** start of Given information **
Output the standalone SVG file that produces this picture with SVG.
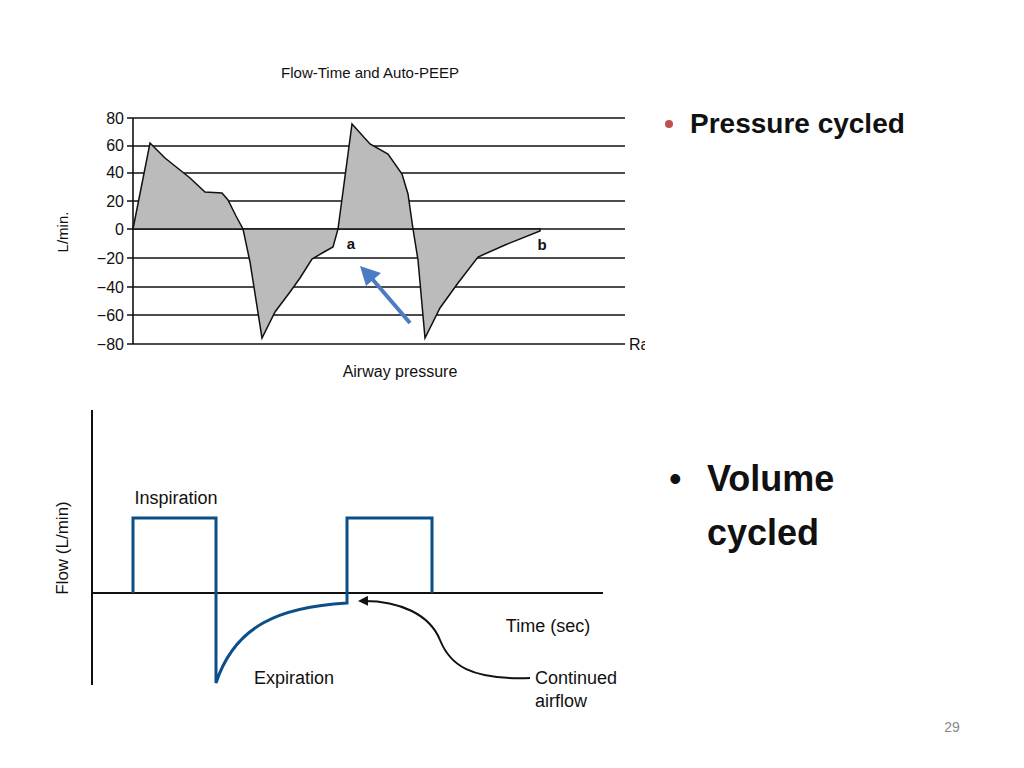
** end of Given information **
** start of Given information **
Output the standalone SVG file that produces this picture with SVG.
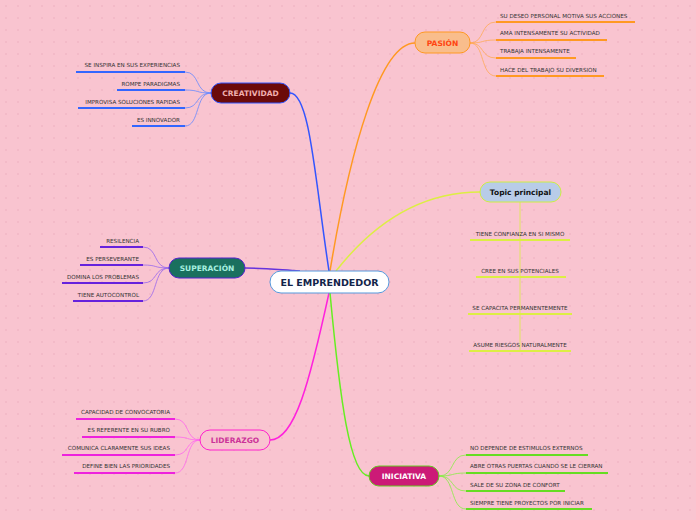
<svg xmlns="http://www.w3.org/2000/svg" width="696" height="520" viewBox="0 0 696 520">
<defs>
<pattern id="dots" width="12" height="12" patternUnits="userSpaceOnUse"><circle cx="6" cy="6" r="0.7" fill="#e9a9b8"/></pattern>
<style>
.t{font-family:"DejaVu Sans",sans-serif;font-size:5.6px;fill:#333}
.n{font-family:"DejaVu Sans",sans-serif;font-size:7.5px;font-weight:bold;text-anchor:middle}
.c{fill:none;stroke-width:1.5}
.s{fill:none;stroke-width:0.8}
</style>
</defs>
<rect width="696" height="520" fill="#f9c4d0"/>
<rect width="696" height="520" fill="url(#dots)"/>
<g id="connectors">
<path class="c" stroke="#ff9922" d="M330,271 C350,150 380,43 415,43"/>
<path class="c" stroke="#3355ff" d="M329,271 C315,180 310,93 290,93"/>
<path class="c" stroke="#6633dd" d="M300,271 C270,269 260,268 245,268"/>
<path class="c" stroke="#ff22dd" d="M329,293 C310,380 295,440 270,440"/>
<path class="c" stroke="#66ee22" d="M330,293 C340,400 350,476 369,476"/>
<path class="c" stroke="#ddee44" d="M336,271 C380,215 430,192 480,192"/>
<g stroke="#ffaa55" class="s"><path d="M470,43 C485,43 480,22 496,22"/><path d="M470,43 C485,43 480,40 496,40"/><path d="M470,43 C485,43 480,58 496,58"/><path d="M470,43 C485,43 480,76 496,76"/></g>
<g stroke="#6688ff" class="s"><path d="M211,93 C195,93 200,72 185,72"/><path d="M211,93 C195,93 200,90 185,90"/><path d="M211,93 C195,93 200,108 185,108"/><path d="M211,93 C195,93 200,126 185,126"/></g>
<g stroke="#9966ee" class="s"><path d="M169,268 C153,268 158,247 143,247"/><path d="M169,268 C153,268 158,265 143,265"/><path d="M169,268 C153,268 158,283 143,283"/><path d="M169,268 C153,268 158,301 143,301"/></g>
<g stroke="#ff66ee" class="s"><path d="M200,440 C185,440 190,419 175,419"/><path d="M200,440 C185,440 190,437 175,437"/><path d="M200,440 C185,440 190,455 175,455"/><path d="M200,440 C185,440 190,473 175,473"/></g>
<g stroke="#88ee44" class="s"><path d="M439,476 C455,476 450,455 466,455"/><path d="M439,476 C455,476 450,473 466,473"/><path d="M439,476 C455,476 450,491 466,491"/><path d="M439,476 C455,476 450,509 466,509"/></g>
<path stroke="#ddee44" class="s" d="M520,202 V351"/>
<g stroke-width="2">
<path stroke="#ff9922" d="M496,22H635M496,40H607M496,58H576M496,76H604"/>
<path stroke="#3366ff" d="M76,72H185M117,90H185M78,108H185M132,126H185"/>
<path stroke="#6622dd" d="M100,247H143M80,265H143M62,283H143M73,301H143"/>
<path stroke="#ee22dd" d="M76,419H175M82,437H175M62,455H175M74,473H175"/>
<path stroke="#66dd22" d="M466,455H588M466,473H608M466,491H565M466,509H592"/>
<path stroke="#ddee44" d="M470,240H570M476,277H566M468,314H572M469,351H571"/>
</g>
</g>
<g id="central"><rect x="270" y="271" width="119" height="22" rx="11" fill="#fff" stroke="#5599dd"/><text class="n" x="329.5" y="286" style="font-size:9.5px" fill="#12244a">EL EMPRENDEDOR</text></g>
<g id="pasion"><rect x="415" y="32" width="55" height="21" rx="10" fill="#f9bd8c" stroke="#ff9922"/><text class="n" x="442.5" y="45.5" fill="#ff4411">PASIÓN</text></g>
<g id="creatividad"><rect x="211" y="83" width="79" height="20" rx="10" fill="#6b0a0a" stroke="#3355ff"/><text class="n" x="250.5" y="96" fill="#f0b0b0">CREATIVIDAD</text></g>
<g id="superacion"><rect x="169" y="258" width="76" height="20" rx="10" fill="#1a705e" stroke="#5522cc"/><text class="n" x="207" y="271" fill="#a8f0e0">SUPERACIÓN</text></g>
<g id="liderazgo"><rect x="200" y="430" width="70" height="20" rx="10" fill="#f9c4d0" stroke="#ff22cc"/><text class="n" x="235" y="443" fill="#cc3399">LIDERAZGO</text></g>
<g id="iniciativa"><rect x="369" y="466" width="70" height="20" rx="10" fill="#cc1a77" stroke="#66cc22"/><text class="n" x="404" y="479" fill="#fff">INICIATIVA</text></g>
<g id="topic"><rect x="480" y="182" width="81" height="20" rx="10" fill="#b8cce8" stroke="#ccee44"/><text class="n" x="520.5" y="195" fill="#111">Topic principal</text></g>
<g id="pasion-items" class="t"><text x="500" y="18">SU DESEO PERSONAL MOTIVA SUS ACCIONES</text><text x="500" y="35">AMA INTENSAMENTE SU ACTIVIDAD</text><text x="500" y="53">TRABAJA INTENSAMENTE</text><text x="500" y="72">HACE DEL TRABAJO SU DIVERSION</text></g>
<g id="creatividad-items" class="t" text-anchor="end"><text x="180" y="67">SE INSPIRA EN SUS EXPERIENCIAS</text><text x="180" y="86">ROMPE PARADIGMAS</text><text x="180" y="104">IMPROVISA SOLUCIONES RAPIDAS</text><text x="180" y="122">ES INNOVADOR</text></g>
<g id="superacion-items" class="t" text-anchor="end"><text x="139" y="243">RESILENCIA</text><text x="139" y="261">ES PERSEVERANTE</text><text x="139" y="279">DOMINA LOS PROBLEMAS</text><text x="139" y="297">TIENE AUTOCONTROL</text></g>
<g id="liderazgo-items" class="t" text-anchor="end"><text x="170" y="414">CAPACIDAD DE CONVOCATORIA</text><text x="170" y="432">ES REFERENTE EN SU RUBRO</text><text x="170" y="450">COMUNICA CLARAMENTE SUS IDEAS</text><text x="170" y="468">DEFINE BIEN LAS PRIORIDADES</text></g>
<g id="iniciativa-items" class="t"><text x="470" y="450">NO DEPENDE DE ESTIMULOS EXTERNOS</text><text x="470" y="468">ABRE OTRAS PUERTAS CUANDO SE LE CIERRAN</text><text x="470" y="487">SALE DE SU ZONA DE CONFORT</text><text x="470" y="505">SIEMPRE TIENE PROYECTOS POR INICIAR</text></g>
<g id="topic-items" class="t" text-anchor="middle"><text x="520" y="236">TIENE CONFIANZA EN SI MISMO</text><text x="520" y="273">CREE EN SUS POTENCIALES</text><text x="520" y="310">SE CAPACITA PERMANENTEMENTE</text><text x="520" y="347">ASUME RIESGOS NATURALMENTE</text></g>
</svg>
** end of Given information **
** start of Given information **
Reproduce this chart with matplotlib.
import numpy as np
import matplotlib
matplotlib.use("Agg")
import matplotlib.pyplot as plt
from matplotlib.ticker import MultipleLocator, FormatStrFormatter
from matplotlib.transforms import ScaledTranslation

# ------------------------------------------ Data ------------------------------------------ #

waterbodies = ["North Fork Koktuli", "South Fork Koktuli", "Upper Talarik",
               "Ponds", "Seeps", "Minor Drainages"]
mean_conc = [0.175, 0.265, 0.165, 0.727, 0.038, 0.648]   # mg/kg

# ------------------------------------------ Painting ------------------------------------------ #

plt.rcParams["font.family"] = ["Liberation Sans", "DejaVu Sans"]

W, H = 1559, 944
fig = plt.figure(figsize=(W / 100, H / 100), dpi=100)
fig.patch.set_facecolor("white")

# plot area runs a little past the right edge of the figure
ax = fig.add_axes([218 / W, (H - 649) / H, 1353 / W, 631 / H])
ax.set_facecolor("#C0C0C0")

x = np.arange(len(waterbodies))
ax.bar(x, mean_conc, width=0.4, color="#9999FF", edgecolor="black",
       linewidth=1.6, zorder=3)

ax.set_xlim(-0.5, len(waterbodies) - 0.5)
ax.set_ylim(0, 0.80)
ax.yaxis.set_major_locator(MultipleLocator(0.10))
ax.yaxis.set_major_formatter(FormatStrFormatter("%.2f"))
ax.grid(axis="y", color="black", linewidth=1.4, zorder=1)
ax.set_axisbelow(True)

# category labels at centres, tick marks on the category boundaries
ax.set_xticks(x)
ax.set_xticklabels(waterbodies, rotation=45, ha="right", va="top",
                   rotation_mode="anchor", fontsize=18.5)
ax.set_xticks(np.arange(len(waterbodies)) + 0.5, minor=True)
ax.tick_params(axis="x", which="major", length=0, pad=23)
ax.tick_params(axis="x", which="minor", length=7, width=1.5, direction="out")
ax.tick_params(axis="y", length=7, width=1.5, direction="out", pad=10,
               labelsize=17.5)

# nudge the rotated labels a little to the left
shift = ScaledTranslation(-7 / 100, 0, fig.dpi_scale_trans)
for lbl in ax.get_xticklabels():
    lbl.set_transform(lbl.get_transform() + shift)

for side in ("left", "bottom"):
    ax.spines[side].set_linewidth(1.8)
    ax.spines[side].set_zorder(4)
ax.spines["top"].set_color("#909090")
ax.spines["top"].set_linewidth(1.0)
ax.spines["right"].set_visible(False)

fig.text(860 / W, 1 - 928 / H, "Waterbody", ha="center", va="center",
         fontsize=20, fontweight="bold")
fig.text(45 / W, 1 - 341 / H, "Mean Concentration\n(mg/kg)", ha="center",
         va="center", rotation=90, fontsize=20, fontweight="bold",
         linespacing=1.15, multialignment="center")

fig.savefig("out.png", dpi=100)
** end of Given information **
Problem details: Exactly reproduce the stretch from the line with "Reproduce this chart with matplotlib." through the line with "mean_conc = [0.175, 0.265, 0.165, 0.727, 0.038, 0.648]", including both ends and nothing else.

Solution to this exercise:
Reproduce this chart with matplotlib.
import numpy as np
import matplotlib
matplotlib.use("Agg")
import matplotlib.pyplot as plt
from matplotlib.ticker import MultipleLocator, FormatStrFormatter
from matplotlib.transforms import ScaledTranslation

# ------------------------------------------ Data ------------------------------------------ #

waterbodies = ["North Fork Koktuli", "South Fork Koktuli", "Upper Talarik",
               "Ponds", "Seeps", "Minor Drainages"]
mean_conc = [0.175, 0.265, 0.165, 0.727, 0.038, 0.648]   # mg/kg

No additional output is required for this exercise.